We should be regularly challenging governmental secrecy. That does not mean that the government cannot have information kept from the public, but there should be exceptional reasons for doing so, and we should be regularly examining whether the reasons given for hiding information are truly exceptional. Fifty million documents a year are surely not exceptional enough to warrant secret handling.

The disclosure of confidential matters and the mishandling of classified matters that harm national security should be prevented, but how often has that happened? Should we really put into one basket a leak about clashes among White House advisors, a leak of our president’s conversation with his counterpart from Mexico, and a leak about troop movements during wartime? If you follow the news, in your lifetime you have heard about leaked information thousands, probably many thousands of times. Think back. How many of them have truly harmed the United States? Quick, name ten. How about five?
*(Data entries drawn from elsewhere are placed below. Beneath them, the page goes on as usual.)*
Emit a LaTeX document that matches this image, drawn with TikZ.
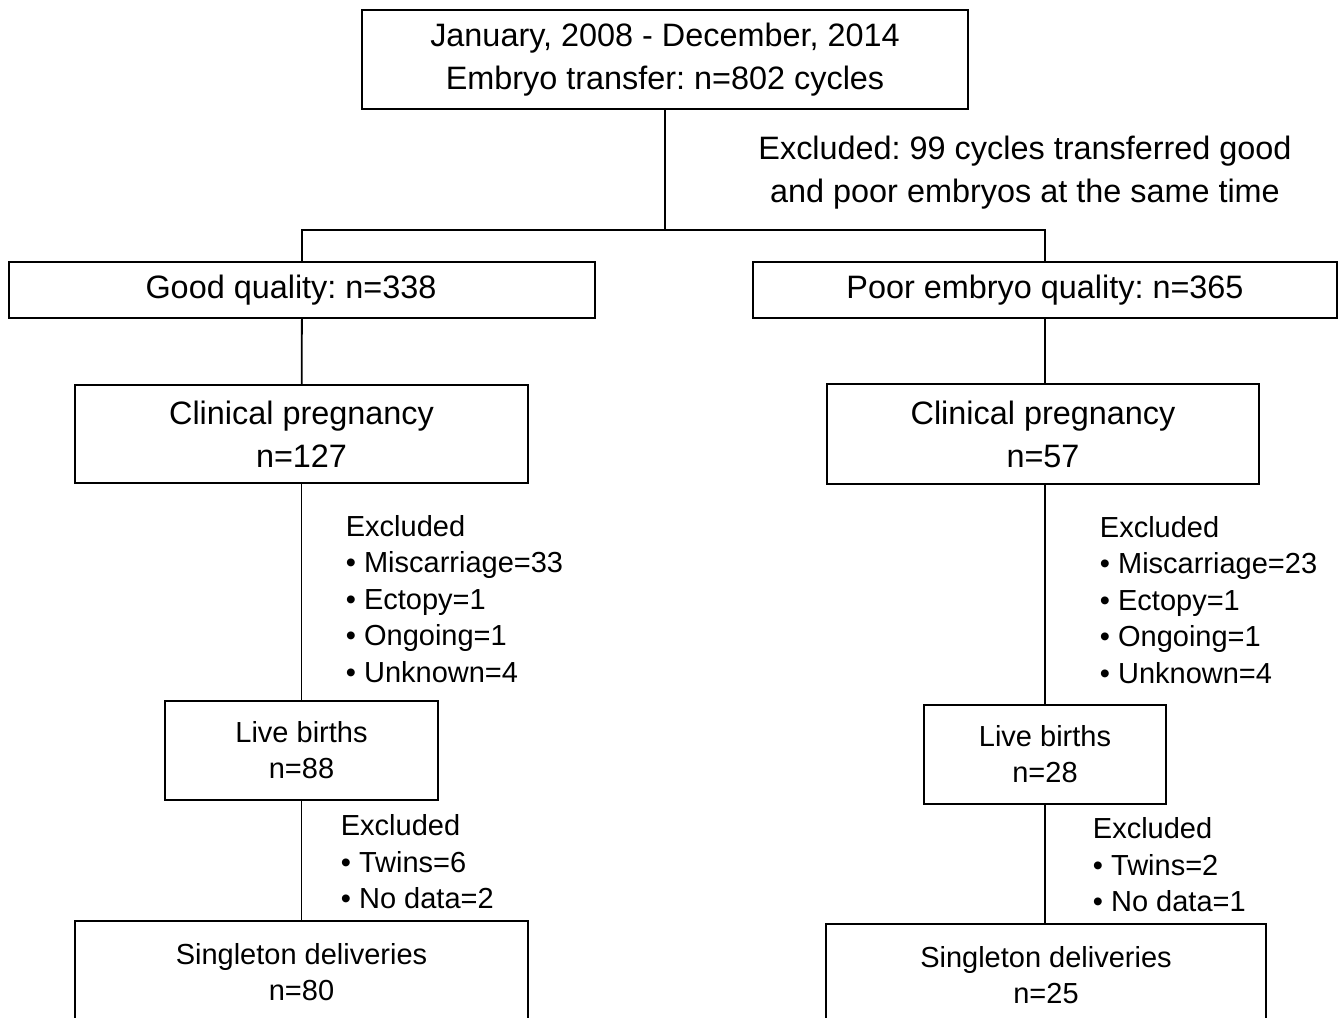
\documentclass[tikz,border=0pt]{standalone}
\usepackage{fontspec}
\setmainfont{Liberation Sans}
\frenchspacing
\usetikzlibrary{positioning}

\begin{document}
\begin{tikzpicture}
  [
    x=0.5pt, y=-0.5pt,
    box/.style={draw, line width=0.9pt, align=center, inner sep=0pt},
    big/.style={font=\fontsize{16.2}{21.5}\selectfont},
    small/.style={font=\fontsize{14.5}{18}\selectfont},
    exclist/.style={align=left, anchor=west, inner sep=0pt,
      font=\fontsize{14.5}{18.3}\selectfont},
    every path/.style={line width=0.9pt}
  ]
  \useasboundingbox (0,0) rectangle (1338,1017);

  % top of the chart
  \node[box, big, minimum width=303pt, minimum height=49.5pt] (start) at (665,59.5)
    {January, 2008 - December, 2014\\Embryo transfer: n=802 cycles};
  \node[big, align=center, inner sep=0pt] (mixed) at (1025,173)
    {Excluded: 99 cycles transferred good\\and poor embryos at the same time};
  \coordinate (split) at (665,230);

  % the two groups
  \node[box, big, minimum width=293pt, minimum height=28pt] (good) at (302,290)
    {\hspace*{-11pt}Good quality: n=338};
  \node[box, big, minimum width=292pt, minimum height=28pt] (poor) at (1045,290)
    {Poor embryo quality: n=365};

  \node[box, big, minimum width=226.5pt, minimum height=49pt] (clinGood) at (301.5,434)
    {Clinical pregnancy\\n=127};
  \node[box, big, minimum width=216pt, minimum height=50pt] (clinPoor) at (1043,434)
    {Clinical pregnancy\\n=57};

  \node[exclist] (exGood) at (345,599)
    {Excluded\\\textbullet\ Miscarriage=33\\\textbullet\ Ectopy=1\\\textbullet\ Ongoing=1\\\textbullet\ Unknown=4};
  \node[exclist] (exPoor) at (1099,600)
    {Excluded\\\textbullet\ Miscarriage=23\\\textbullet\ Ectopy=1\\\textbullet\ Ongoing=1\\\textbullet\ Unknown=4};

  \node[box, small, minimum width=136.5pt, minimum height=49.5pt] (liveGood) at (301.5,750.5)
    {Live births\\n=88};
  \node[box, small, minimum width=121pt, minimum height=49.5pt] (livePoor) at (1045,754.5)
    {Live births\\n=28};

  \node[exclist] (twGood) at (340,862)
    {Excluded\\\textbullet\ Twins=6\\\textbullet\ No data=2};
  \node[exclist] (twPoor) at (1092,865)
    {Excluded\\\textbullet\ Twins=2\\\textbullet\ No data=1};

  \node[box, small, minimum width=226.5pt, minimum height=51pt] (singGood) at (301.5,972)
    {Singleton deliveries\\n=80};
  \node[box, small, minimum width=220pt, minimum height=51pt] (singPoor) at (1046,975)
    {Singleton deliveries\\n=25};

  % connectors
  \draw (start) -- (split);
  \draw (good.north) -- (good.north |- split) -- (poor.north |- split) -- (poor.north);
  \draw (good) -- (clinGood);
  \draw (clinGood) -- (liveGood);
  \draw (liveGood) -- (singGood);
  \draw (poor.south) -- (poor.south |- clinPoor.north);
  \draw (clinPoor.south -| poor.south) -- (poor.south |- livePoor.north);
  \draw (livePoor.south -| poor.south) -- (poor.south |- singPoor.north);
\end{tikzpicture}
\end{document}
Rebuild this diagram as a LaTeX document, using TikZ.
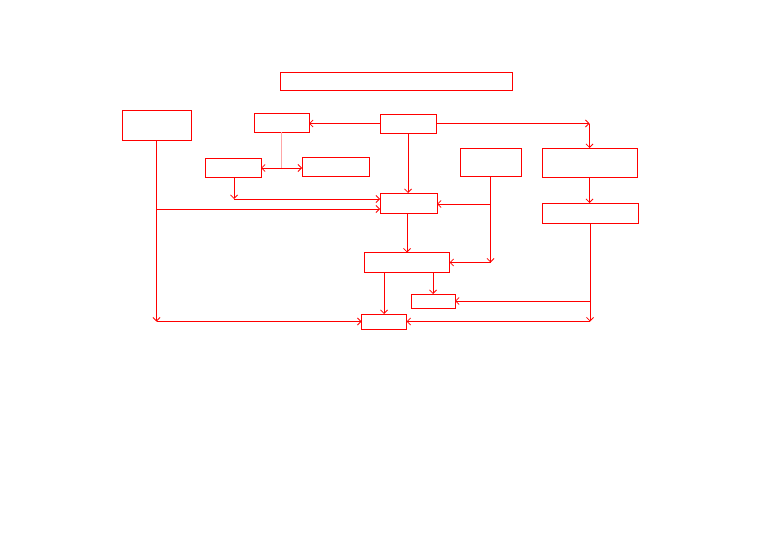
\documentclass[tikz,border=0pt]{standalone}
\usetikzlibrary{arrows.meta}
\begin{document}
\begin{tikzpicture}[x=1pt,y=-1pt,
  box/.style={draw=red, line width=0.9pt, inner sep=0pt, outer sep=0pt},
  conn/.style={draw=red, line width=0.8pt},
  arr/.style={conn, -{Straight Barb[length=3.5pt,width=7pt]}},
  faint/.style={draw=red!35, line width=0.8pt}]
\useasboundingbox (0,0) rectangle (768,543);
\node[box, minimum width=232pt, minimum height=18pt] (T) at (396,81) {};
\node[box, minimum width=69pt, minimum height=30pt] (A) at (156.5,125) {};
\node[box, minimum width=55pt, minimum height=19pt] (B) at (281.5,122.5) {};
\node[box, minimum width=56pt, minimum height=19pt] (C) at (408,123.5) {};
\node[box, minimum width=56pt, minimum height=19pt] (D) at (233,168) {};
\node[box, minimum width=67pt, minimum height=19pt] (E) at (335.5,167) {};
\node[box, minimum width=57pt, minimum height=20pt] (F) at (408.5,203) {};
\node[box, minimum width=61pt, minimum height=28pt] (G) at (490.5,162) {};
\node[box, minimum width=95pt, minimum height=29pt] (H) at (589.5,162.5) {};
\node[box, minimum width=96pt, minimum height=20pt] (I) at (590,213) {};
\node[box, minimum width=85pt, minimum height=20pt] (J) at (407,262.5) {};
\node[box, minimum width=44pt, minimum height=14pt] (K) at (433,301) {};
\node[box, minimum width=45pt, minimum height=15pt] (L) at (384,321.5) {};
% C -> B
\draw[arr] (C.west) -- (C.west -| B.east);
% C -> H
\coordinate (c1) at (H.north |- C.east);
\draw[arr] (C.east) -- (c1);
\draw[arr] (c1) -- (H.north);
% C -> F
\draw[arr] (C.south) -- (C.south |- F.north);
% B -> D, E
\coordinate (b1) at (B.south |- D.east);
\draw[faint] (B.south) -- (b1);
\draw[arr] (b1) -- (D.east);
\draw[arr] (b1) -- (b1 -| E.west);
% D -> F
\coordinate (d1) at (234,199);
\draw[arr] (D.south -| d1) -- (d1);
\draw[arr] (d1) -- (d1 -| F.west);
% A -> L, F
\coordinate (a1) at (A.south |- L.west);
\coordinate (a2) at (156.5,209);
\draw[arr] (A.south) -- (a1);
\draw[arr] (a1) -- (L.west);
\draw[arr] (a2) -- (a2 -| F.west);
% G -> J, F
\coordinate (g1) at (G.south |- J.east);
\coordinate (g2) at (490.5,204);
\draw[arr] (G.south) -- (g1);
\draw[arr] (g1) -- (J.east);
\draw[arr] (g2) -- (g2 -| F.east);
% F -> J
\draw[arr] (F.south -| J.north) -- (J.north);
% J -> L, K
\draw[arr] (L.north |- J.south) -- (L.north);
\draw[arr] (K.north |- J.south) -- (K.north);
% H -> I
\draw[arr] (H.south) -- (H.south |- I.north);
% I -> L, K
\coordinate (i1) at (I.south |- L.east);
\coordinate (i2) at (590,301);
\draw[arr] (I.south) -- (i1);
\draw[arr] (i1) -- (L.east);
\draw[arr] (i2) -- (K.east);
\end{tikzpicture}
\end{document}
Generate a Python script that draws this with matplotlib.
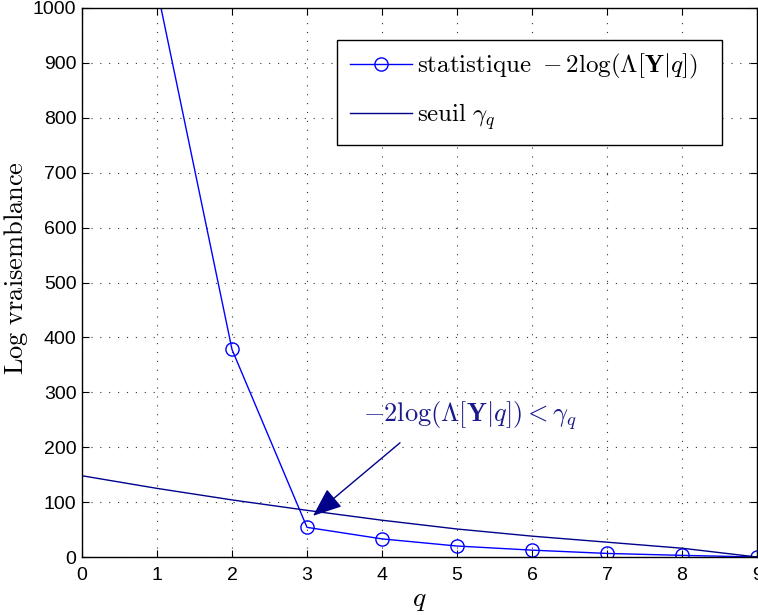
import matplotlib
matplotlib.use("Agg")
import matplotlib.pyplot as plt

plt.rcParams['mathtext.fontset'] = 'cm'
plt.rcParams['font.family'] = ['Liberation Sans', 'DejaVu Sans']

q = [1, 2, 3, 4, 5, 6, 7, 8, 9]
statistique = [1035, 378, 54, 33, 20, 12.5, 6.5, 3, 0]
q_seuil = [0, 1, 2, 3, 4, 5, 6, 7, 8, 9]
seuil = [148, 125, 104, 85, 67, 51, 38, 27, 16, 0]
xticks = list(range(0, 10))
yticks = list(range(0, 1001, 100))

fig = plt.figure(figsize=(7.58, 6.15), dpi=100)
ax = fig.add_axes([0.1082, 0.0943, 0.8905, 0.8927])

ax.plot(q, statistique, color='#0000ff', lw=1.0, marker='o', ms=9.5,
        mfc='none', mec='#0000ff', mew=1.0,
        label=r'$\mathrm{statistique}\ -2\log(\Lambda[\mathbf{Y}|q])$')
ax.plot(q_seuil, seuil, color='#00008b', lw=1.0, label=r'$\mathrm{seuil}\ \gamma_q$')

ax.set_xlim(0, 9)
ax.set_ylim(0, 1000)
ax.set_xticks(xticks)
ax.set_yticks(yticks)
ax.tick_params(direction='in', top=True, right=True, labelsize=14, length=5, width=0.8)
ax.tick_params(axis='x', pad=7)
ax.tick_params(axis='y', pad=4)
ax.grid(True, linestyle=(0, (1, 7)), color='#333333', lw=0.8)
for s in ax.spines.values():
    s.set_linewidth(1.0)

ax.set_xlabel(r'$q$', fontsize=20, labelpad=2)
ax.set_ylabel(r'$\mathrm{Log\ vraisemblance}$', fontsize=19)
ax.yaxis.set_label_coords(-0.077, 0.526)

ax.annotate('', xy=(3.08, 75), xytext=(4.24, 208),
            arrowprops=dict(arrowstyle='-|>,head_length=1.0,head_width=0.4', color='#00008b', lw=1.0,
                            shrinkA=0, shrinkB=0, mutation_scale=18))
ax.text(5.17, 257, r'$-2\log(\Lambda[\mathbf{Y}|q]) < \gamma_q$', color='#1a1a8c', fontsize=19,
        ha='center', va='center')

leg = ax.legend(loc='upper left', bbox_to_anchor=(0.378, 0.842, 0.570, 0.1), mode='expand',
                borderaxespad=0, fontsize=18,
                frameon=True, fancybox=False, edgecolor='black', framealpha=1, handlelength=2.5,
                handletextpad=0.2, borderpad=0.5, labelspacing=0.8)
leg.get_frame().set_linewidth(1.0)

fig.savefig('out.png', dpi=100)
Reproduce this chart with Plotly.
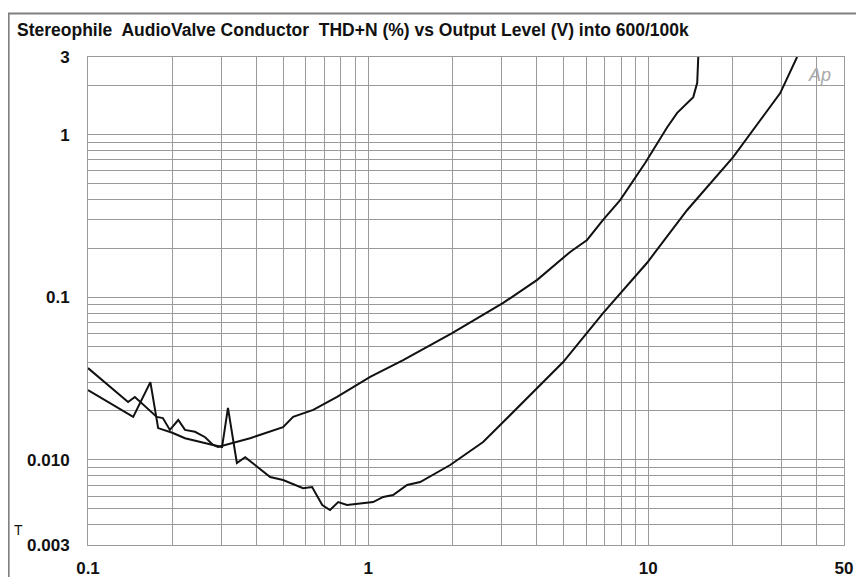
import plotly.graph_objects as go

# THD+N (%) vs output level (V)
x_600 = [0.1, 0.139, 0.147, 0.176, 0.185, 0.196, 0.21, 0.222, 0.241, 0.262, 0.279, 0.291,
         0.379, 0.447, 0.497, 0.54, 0.637, 0.775, 1.017, 1.334, 1.995, 3.036, 4.015, 5.264,
         6.05, 6.9, 7.94, 9.75, 11.69, 12.69, 14.48, 14.96, 15.09]
y_600 = [0.0367, 0.0227, 0.0244, 0.0184, 0.0181, 0.0153, 0.0176, 0.0153, 0.0149, 0.0138,
         0.0124, 0.012, 0.0136, 0.0149, 0.0159, 0.0184, 0.0203, 0.0244, 0.0324, 0.0411,
         0.0603, 0.0923, 0.128, 0.19, 0.225, 0.299, 0.396, 0.669, 1.11, 1.36, 1.70, 2.08, 3.0]

x_100k = [0.1, 0.145, 0.167, 0.178, 0.2, 0.222, 0.277, 0.301, 0.316, 0.34, 0.364, 0.447,
          0.497, 0.586, 0.631, 0.686, 0.731, 0.782, 0.841, 0.959, 1.042, 1.132, 1.228,
          1.378, 1.534, 1.963, 2.574, 3.036, 3.883, 4.97, 6.9, 9.91, 13.78, 20.1, 29.6, 34.0]
y_100k = [0.0269, 0.0184, 0.0301, 0.0157, 0.0147, 0.0136, 0.0124, 0.012, 0.0209, 0.00958,
          0.0104, 0.00785, 0.00753, 0.00671, 0.00682, 0.00528, 0.00492, 0.00551, 0.00528,
          0.00543, 0.00551, 0.00592, 0.00608, 0.00701, 0.00731, 0.00931, 0.0129, 0.0171,
          0.0262, 0.04, 0.08, 0.163, 0.344, 0.728, 1.80, 3.0]

x_labels = {0.1: "0.1", 1: "1", 10: "10", 50: "50"}
y_labels = {0.003: "0.003", 0.01: "0.010", 0.1: "0.1", 1: "1", 3: "3"}

TITLE = "Stereophile  AudioValve Conductor  THD+N (%) vs Output Level (V) into 600/100k"

# grid positions (1..9 per decade)
x_grid = []
for dec in [0.1, 1, 10]:
    for k in range(1, 10):
        v = round(k * dec, 4)
        if v <= 50:
            x_grid.append(v)
y_grid = []
for dec in [0.001, 0.01, 0.1, 1]:
    for k in range(1, 10):
        v = round(k * dec, 5)
        if 0.003 <= v <= 3:
            y_grid.append(v)

fig = go.Figure()
for xs, ys in [(x_600, y_600), (x_100k, y_100k)]:
    fig.add_trace(go.Scatter(x=xs, y=ys, mode="lines",
                             line=dict(color="#111111", width=2),
                             showlegend=False, hoverinfo="skip"))

tick_font = dict(family="Liberation Sans, Arial", size=17, color="#111111", weight="bold")
grid_col = "#9a9a9a"

fig.update_xaxes(
    type="log", range=[-1, 1.69897],
    tickvals=x_grid, ticktext=[x_labels.get(v, "") for v in x_grid],
    showgrid=True, gridcolor=grid_col, gridwidth=1,
    showline=True, linecolor=grid_col, mirror=True,
    ticks="", zeroline=False, tickfont=tick_font,
    ticklabelstandoff=8, automargin=False,
)
fig.update_yaxes(
    type="log", range=[-2.522879, 0.477121],
    tickvals=y_grid, ticktext=[y_labels.get(v, "") for v in y_grid],
    showgrid=True, gridcolor=grid_col, gridwidth=1,
    showline=True, linecolor=grid_col, mirror=True,
    ticks="", zeroline=False, tickfont=tick_font,
    ticklabelstandoff=14, automargin=False,
)

# outer frame (top and left edges visible)
fig.add_shape(type="rect", xref="paper", yref="paper", x0=-0.105, y0=-0.3, x1=1.1, y1=1.089,
              line=dict(color="#808080", width=2), fillcolor="rgba(0,0,0,0)", layer="above")

fig.add_annotation(text=TITLE, xref="paper", yref="paper", x=-0.0966, y=1.0553,
                   xanchor="left", yanchor="middle", showarrow=False,
                   font=dict(family="Liberation Sans, Arial", size=17.5, color="#111111", weight="bold"))
fig.add_annotation(text="<i>Ap</i>", xref="paper", yref="paper", x=0.985, y=0.963,
                   xanchor="right", yanchor="middle", showarrow=False,
                   font=dict(family="Liberation Sans, Arial", size=18, color="#a8a8a8"))
fig.add_annotation(text="T", xref="paper", yref="paper", x=-0.1, y=0.03,
                   xanchor="left", yanchor="middle", showarrow=False,
                   font=dict(family="Liberation Sans, Arial", size=14, color="#111111"))

# page adds an 8px body margin, so the figure is drawn 8px smaller
fig.update_layout(
    width=856, height=569,
    margin=dict(l=80, r=20, t=49, b=32),
    paper_bgcolor="white", plot_bgcolor="white",
    showlegend=False,
)

fig.write_html("out.html")
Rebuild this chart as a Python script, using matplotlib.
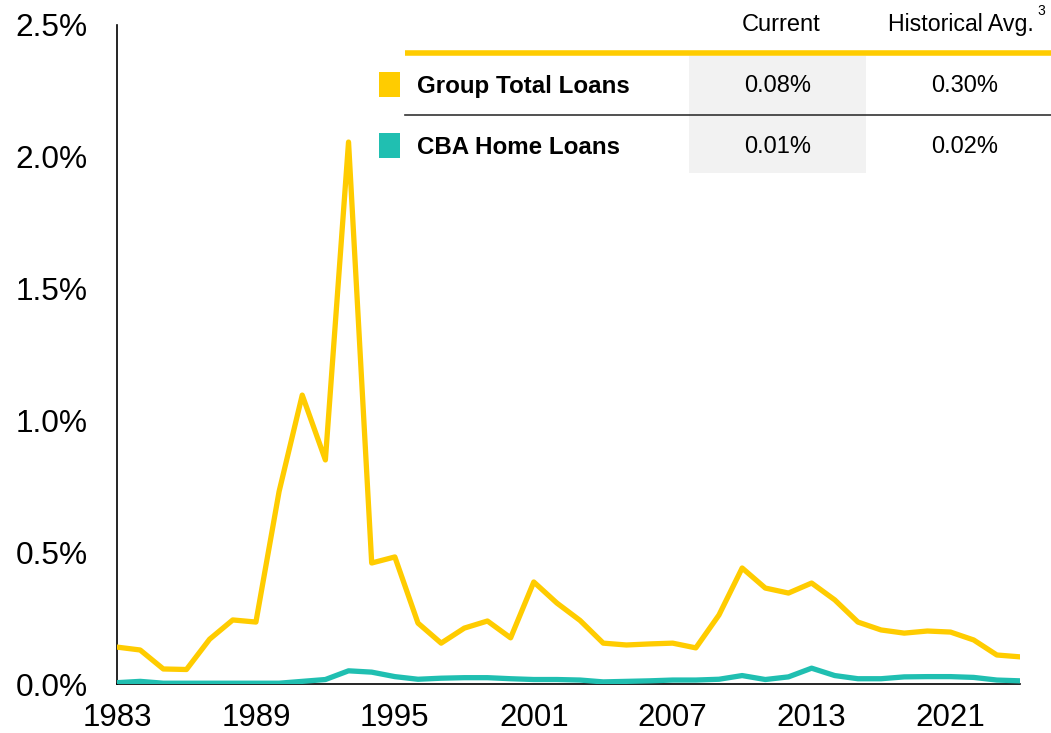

Many politicians and bureaucrats have an instinctual desire to keep hidden from the public all sorts of information even when it does not contain national security secrets. We should realize that a disclosure that embarrasses a government official is not the same as a disclosure that harms national security. We should be skeptical of why such information is secret.

(Concluded February10)

Snippets

Shortly before “The Immortal Jellyfish GirlImmortal Jellyfish Girl

” began, I heard a teenage voice say, “This is going to be s-o-o-o awesome. I just love radical puppetry theater.” I had questions, but even though she was sitting behind, I felt I did not know the sixteen-year-old well enough to ask.

When I heard that Tom Brady was yet again retiring, I thought of a European friend. He lives in Munich but went to college in the United States, where he fell in love with American football. He maintains that it is the greatest team game because for a play to be successful, every team member must perform well. I think that is an exaggeration, but he has a point. One player or even two or three is not sufficient for a good play. And, of course, a team with an offense that performs well may not win if the defense sucks, and so on. Even so, commentators regularly talk about a quarterback’s wins and losses, although they don’t say that about other players. Thus, it gets reported that Brady has won 35 playoff games and seven Super Bowls. But, of course, it was the New England Patriots that won those championships. Brady did not do it by himself. Remember that goal line interception by Malcolm Butler in 2015, Remember the entire New England defense when Atlanta fell apart in 2017.) Perhaps it is ok to say that Brady led the Patriots to the Super Bowl wins, but it denigrates all the many New England players who contributed to the victories to say that Brady won the games.

“Conceit is God’s gift to little men.” Bruce Barton.

“There are always people in whose presence it is unsuitable to be over-modest, they are only too pleased to take you at your word.” Louis Pasteur.

I don’t know what to make of the fact that I find a resemblance between Hunter Biden and Aaron Rodgers.

At the conclusion of a tennis match, the loser packs up equipment and heads to the locker room often giving a wave to the audience as they applaud. The winner might them be interviewed on court. However, after the tournament finals, the loser stays on the court, takes part in the trophy awarding, and is interviewed. They almost always say gracious things, but surely that is a hard and awkward thing to do a few minutes after losing something they wanted so much.

Ashleigh Barty Wilkes Booth Tarkington.

I admit there is much about conservatism that I do not understand. I have heard how conservatives worry that school children are being groomed for sexual behaviors. But then conservatives rant that the M&M cartoon spokescandies are not sexy enough. Is that consistent?

I am saving footage of Senators recently quoting Taylor Swift lyrics in a hearing about Ticketmaster practices. I assure you that it is rare—oh, so rare—but on occasion I do something that is embarrassing. When on those oh-so-rare occasions, it helps me to feel better to see “serious” people doing even more cringeworthy stuff.